Rain-On-Snow: A Closer Look at December’s Unprecedented Flooding
By Charlie Peachey

The December 18-19 storm that produced unprecedented flooding across most of New England will be remembered by most as one of the most impactful storms in recorded history. Most stream gauges along rivers in and around the White Mountains measured their highest or second-highest flood totals. The last time that flooding of this magnitude was observed was during Hurricane Irene. Even days after the rain stopped, many rivers in the area were still considered to be at a moderate flood stage. Significant damage was also done to local infrastructure like roads and bridges, resulting in the National Guard assisting with local rescues of people trapped by the floods.

Ariel view of the flooding that occurred on 12/18 at Plymouth State University in Plymouth, NH

Aside from the impacts on the public, the economic toll the storm took on many local communities was also significant. Specifically, many ski resorts across New Hampshire, such as Loon Mountain, Attitash, Cranmore, and Wildcat, were forced to close due to all the snow melt and flooding. So, towns relying on the revenue provided by ski tourism in the winter are likely to see some of the worst economic repercussions from this storm. Especially because the week of Christmas tends to be the busiest time of the ski season in New England, and many ski resorts won’t be able to open fully again by then. This was also true for several ski resorts in Maine. Sunday River debatably experienced the worst impacts out of any ski area in New England, with the primary road leading to the mountain getting washed out. So, a significant effort by the ski resort and town was required to open the road for skiers again.

The washed-out road leading to Sunday River after the storm on 12/18

Six inches of rainfall in under twenty-four hours will often be enough to produce floods for most areas of New Hampshire, but the additional influence of a melting snowpack only exacerbates the issue. This was the case for areas around the White Mountains. Specifically, Jackson, NH, made the national news for the videos of the torrential flooding at Jackson Falls. Runoff from the melting snowpack on the summit of Mount Washington combined with over six inches of rainfall produced extreme flooding at the base. It caused major impacts to areas along the Wildcat and Ellis Rivers, including most of Jackson’s town center and main street.

Washed out bridge on Lancaster Road in Gorham during the storm on 12/18

Despite the havoc caused by this major flooding event, there is a lack of research on storms that produce these types of widespread hydrologic impacts in and around the White Mountains. However, several published studies have investigated these types of storms concerning the mountains in the Pacific Northwest. They have even been able to define these types of storms roughly as rain-on-snow events.

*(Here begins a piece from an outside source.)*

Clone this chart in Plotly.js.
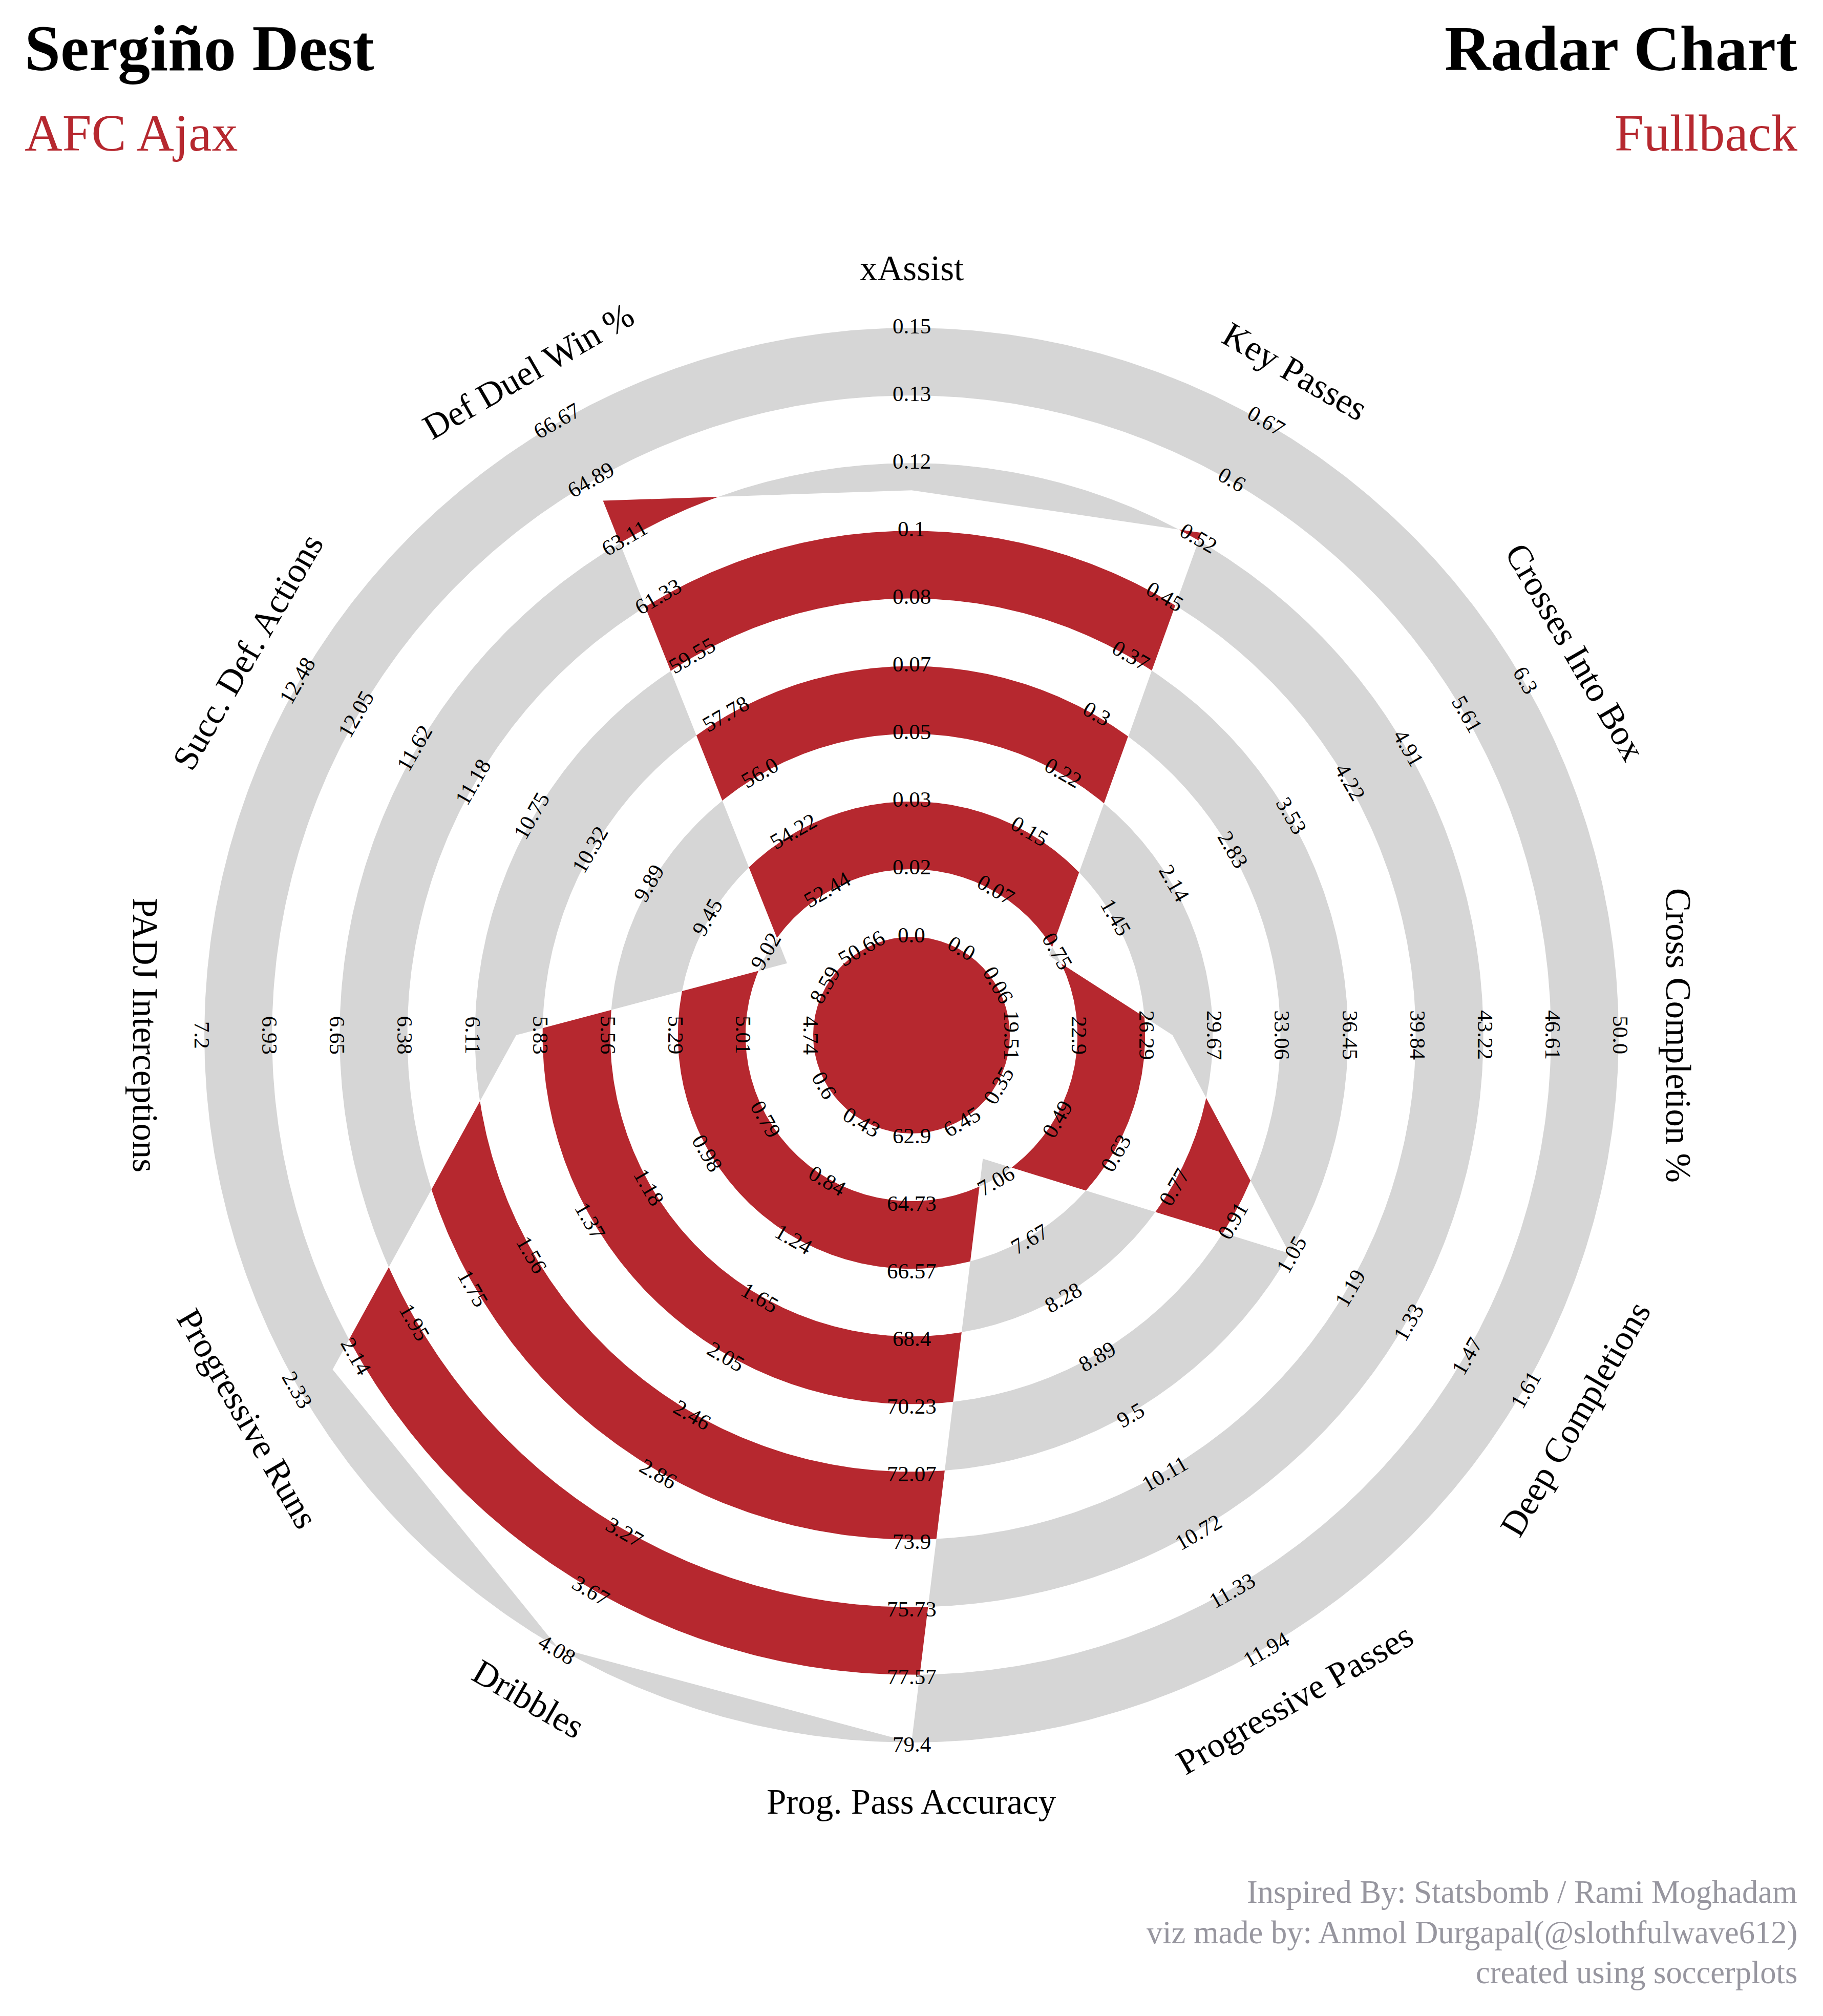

So, what is defined as a rain-on-snow event, and why has it only been studied out west? Unfortunately, there is no widely accepted definition of a rain-on-snow, but it can generally be defined as an event where liquid precipitation (rain) falls on a snowpack of a specific volume. Because rain-on-snow events are often associated with floods out west, the definition of a rain-on-snow event often relates to the total rainfall accumulation and snowpack volume required to produce floods. So, the definitions often change to consider how the local climate affects floods in the area selected to study. Also, obtaining high-quality data about the precipitation type (liquid vs. solid) and the total amount of water held in the snowpack during potential rain-on-snow events can be a significant challenge for researchers.

However, the Mount Washington Observatory is unique in the fact that there is an abundance of high-quality precipitation and snowpack data going back for decades. It enables us to be one of the first organizations to investigate rain-on-snow events east of the Rocky Mountains.

Table of the various definitions of rain-on-snow used in previous studies

Preliminary background research on rain-on-snow events at the summit began late last year, but I started working on the project in August. Since then, our fall intern, Amy Cotter, and I have continued the work begun by previous observers and interns and have just recently started to obtain our first round of results.

What we have found so far is that rain-on-snow events are prevalent at the summit and seem to be increasing in recent years, with anywhere from 20 to 40 different events happening each winter. These initial findings have motivated us to take a closer look at the seasonilty and magnitude of the events, so plenty of research still needs to be done before any significant conclusions can be made. Furthermore, experiencing rain-on-snow events and widespread flooding firsthand has been a considerable factor guiding our future work on the project.

Graph of the annual amount of rain-on-snow events that have been observed at the summit since 1990

Our work ahead will include producing case studies that take a closer look at last week’s storm and other rain-on-snow events, with the goal of better understanding the local implications of these events for nearby rivers and the snowpack. The extreme flooding from last week’s storm showed how high the nearby rivers can rise and the damage that can occur when a significant rainfall event is combined with a major snowpack melting event. So, if we know the characteristics of rain-on-snow events on the summit, nearby towns will be able to be more prepared to deal with future events.

Additionally, rain-on-snow events can destabilize the snowpack, which increases the chances of an avalanche. Therefore, organizations such as the Mount Washington Avalanche Center will benefit from this project by gaining a much deeper understanding of the weather patterns that can lead to avalanches and using that info to inform the public of the best ways to stay safe while traversing the Presidential Mountain Range.